▶ Problem to work on
Reproduce every line in the listing that contains the word "image".

▶ Task input
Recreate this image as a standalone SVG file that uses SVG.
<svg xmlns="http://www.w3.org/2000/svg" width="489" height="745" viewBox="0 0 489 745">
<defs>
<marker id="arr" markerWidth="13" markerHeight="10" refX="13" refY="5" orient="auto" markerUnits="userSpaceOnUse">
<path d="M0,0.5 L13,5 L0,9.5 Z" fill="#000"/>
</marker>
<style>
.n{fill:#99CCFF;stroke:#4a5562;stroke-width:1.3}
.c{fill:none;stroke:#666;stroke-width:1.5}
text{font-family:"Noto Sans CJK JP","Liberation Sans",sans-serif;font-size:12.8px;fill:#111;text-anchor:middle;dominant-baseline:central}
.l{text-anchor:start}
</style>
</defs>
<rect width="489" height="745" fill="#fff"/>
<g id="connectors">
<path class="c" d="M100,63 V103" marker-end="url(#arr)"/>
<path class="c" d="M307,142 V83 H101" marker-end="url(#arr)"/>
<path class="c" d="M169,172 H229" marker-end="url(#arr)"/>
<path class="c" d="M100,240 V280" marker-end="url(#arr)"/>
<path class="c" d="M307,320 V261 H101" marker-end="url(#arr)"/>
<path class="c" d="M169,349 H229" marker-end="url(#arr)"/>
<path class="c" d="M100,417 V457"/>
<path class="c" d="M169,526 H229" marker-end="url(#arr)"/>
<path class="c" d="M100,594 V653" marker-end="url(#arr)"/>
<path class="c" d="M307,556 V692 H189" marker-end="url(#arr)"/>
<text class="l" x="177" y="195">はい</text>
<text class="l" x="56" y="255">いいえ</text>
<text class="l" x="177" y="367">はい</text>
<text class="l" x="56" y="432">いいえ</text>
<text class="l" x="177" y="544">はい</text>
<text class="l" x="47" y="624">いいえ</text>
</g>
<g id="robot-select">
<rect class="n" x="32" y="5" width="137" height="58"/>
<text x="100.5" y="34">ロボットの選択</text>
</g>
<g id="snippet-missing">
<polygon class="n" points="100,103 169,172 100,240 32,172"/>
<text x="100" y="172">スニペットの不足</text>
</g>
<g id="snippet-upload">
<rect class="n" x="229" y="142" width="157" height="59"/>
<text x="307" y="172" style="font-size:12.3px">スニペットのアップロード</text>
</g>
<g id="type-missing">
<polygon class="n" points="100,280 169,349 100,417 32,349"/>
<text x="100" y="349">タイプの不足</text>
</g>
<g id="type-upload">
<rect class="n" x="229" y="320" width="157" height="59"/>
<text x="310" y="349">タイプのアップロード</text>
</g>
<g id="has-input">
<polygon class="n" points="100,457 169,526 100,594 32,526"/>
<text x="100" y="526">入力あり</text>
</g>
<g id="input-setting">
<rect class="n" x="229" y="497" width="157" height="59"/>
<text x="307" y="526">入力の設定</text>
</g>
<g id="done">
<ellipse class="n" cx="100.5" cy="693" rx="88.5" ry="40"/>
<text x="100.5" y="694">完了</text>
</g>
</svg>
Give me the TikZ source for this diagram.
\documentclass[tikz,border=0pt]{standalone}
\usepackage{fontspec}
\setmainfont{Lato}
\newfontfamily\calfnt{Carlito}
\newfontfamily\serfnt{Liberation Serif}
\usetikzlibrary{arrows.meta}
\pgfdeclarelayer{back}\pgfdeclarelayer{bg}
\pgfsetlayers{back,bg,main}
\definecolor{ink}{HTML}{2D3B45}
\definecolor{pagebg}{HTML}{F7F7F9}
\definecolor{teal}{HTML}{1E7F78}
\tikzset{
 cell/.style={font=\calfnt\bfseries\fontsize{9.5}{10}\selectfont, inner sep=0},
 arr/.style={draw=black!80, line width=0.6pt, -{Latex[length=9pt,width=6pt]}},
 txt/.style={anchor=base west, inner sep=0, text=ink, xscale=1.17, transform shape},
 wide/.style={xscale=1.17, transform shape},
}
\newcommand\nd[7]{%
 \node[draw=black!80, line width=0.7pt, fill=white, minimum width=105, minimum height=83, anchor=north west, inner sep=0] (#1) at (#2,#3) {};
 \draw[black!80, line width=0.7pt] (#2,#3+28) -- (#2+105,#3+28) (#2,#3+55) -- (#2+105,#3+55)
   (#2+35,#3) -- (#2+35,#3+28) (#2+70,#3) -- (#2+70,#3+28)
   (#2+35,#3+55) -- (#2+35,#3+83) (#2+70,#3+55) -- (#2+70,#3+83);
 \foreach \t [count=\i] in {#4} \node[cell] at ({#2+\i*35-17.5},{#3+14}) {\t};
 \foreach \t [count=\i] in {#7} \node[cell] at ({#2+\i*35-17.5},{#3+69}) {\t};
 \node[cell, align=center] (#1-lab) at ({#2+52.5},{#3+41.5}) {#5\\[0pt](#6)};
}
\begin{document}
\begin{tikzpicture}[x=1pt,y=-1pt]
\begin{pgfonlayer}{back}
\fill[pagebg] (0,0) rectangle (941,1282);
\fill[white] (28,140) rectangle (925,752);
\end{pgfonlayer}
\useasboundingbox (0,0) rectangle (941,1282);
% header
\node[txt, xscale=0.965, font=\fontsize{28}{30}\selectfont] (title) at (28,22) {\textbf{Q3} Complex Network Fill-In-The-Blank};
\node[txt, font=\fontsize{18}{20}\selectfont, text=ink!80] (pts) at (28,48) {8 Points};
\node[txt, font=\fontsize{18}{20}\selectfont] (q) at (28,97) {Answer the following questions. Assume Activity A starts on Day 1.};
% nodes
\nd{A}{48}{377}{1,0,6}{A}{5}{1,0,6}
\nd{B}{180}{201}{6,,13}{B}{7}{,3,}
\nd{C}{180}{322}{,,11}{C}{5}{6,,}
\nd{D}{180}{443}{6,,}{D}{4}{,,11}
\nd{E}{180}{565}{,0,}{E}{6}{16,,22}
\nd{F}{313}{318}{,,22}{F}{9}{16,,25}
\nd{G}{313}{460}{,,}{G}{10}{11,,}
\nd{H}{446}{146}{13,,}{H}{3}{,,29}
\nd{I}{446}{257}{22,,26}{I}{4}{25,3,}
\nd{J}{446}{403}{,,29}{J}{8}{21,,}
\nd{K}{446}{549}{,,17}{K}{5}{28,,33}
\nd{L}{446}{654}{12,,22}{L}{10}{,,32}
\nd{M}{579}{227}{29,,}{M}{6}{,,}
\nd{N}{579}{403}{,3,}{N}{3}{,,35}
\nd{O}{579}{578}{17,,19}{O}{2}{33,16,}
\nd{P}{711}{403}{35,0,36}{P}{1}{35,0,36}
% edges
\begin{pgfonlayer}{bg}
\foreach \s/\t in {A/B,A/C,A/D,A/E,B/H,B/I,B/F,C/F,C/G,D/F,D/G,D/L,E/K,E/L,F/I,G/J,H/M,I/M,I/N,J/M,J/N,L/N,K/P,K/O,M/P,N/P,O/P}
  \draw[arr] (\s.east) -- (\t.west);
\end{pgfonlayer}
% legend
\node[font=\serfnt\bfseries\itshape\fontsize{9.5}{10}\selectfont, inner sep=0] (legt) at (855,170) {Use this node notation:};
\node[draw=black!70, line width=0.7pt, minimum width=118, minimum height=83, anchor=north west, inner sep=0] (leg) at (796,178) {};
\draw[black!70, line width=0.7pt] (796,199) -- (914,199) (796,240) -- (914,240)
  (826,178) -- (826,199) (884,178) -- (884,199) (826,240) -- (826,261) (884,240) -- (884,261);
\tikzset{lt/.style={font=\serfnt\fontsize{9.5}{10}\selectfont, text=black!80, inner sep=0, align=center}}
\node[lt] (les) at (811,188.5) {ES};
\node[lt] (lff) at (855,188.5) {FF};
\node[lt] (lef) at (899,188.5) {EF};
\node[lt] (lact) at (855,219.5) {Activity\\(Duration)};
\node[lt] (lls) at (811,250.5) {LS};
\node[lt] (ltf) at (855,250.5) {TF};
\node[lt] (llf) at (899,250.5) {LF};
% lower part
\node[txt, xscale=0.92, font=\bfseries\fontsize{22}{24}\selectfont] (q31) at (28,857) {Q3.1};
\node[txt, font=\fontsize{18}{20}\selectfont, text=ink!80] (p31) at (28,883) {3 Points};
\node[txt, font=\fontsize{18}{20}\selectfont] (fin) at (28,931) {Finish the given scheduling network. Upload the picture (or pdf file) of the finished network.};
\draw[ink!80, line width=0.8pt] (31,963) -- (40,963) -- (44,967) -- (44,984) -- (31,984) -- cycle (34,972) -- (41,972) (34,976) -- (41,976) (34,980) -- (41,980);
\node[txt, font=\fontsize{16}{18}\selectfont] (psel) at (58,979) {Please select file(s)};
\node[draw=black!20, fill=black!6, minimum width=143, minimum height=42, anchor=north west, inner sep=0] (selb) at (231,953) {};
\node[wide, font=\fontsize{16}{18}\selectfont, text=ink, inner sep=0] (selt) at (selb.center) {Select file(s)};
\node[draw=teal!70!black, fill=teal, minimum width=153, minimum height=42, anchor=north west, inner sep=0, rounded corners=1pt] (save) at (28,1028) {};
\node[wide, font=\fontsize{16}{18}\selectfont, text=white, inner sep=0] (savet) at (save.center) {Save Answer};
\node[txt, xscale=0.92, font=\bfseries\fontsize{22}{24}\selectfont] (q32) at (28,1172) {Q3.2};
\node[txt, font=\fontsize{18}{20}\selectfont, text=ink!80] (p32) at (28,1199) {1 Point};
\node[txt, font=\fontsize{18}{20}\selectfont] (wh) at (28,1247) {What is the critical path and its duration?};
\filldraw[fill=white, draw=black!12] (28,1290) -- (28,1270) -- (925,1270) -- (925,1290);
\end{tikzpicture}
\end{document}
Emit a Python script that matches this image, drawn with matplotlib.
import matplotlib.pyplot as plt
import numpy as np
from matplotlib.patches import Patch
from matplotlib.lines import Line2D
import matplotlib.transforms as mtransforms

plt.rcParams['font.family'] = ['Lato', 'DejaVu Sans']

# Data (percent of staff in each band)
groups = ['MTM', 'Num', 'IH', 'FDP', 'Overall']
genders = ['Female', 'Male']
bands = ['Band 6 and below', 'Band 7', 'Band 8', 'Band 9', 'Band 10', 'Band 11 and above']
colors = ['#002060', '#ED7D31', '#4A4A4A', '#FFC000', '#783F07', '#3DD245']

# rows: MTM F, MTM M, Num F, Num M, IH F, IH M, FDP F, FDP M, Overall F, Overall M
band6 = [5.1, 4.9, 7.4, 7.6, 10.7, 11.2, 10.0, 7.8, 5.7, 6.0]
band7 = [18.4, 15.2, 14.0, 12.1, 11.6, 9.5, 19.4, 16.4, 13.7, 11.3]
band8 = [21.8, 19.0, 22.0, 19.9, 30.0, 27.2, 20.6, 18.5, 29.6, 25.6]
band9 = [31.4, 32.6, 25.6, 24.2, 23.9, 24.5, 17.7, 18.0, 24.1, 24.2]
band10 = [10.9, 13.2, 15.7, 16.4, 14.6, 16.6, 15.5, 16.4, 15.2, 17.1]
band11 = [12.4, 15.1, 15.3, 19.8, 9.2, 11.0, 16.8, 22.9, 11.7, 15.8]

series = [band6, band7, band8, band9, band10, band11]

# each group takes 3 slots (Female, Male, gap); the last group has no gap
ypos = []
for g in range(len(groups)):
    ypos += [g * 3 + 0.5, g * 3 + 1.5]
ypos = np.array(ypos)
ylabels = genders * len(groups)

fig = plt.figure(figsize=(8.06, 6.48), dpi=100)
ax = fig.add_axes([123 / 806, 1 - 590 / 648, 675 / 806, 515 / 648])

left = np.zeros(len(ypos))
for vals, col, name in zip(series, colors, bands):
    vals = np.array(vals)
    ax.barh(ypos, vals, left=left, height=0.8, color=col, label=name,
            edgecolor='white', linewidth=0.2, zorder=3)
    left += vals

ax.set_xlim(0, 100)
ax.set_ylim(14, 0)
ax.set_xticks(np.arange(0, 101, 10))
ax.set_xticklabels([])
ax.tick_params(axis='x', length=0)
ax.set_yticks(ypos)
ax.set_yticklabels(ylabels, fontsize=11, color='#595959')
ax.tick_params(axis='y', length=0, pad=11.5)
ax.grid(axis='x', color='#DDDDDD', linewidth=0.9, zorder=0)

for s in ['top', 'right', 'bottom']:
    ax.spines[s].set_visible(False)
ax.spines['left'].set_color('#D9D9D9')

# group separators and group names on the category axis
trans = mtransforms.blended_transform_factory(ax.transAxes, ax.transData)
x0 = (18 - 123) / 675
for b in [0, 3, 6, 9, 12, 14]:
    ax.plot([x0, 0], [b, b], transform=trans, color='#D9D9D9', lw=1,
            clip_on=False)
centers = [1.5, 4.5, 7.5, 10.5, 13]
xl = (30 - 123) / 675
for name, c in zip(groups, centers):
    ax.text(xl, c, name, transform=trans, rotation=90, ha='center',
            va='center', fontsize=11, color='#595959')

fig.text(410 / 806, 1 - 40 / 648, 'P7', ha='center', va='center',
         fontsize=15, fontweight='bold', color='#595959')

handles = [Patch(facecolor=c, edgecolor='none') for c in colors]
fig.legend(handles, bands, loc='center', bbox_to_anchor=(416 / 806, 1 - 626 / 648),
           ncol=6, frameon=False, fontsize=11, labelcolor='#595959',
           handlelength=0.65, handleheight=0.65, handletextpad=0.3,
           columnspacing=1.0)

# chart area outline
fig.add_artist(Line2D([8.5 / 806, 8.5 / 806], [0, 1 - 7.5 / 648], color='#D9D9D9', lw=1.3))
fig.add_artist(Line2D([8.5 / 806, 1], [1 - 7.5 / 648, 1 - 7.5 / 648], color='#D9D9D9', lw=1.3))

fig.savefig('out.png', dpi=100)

▶ Exercise result
Recreate this image as a standalone SVG file that uses SVG.
Emit a Python script that matches this image, drawn with matplotlib.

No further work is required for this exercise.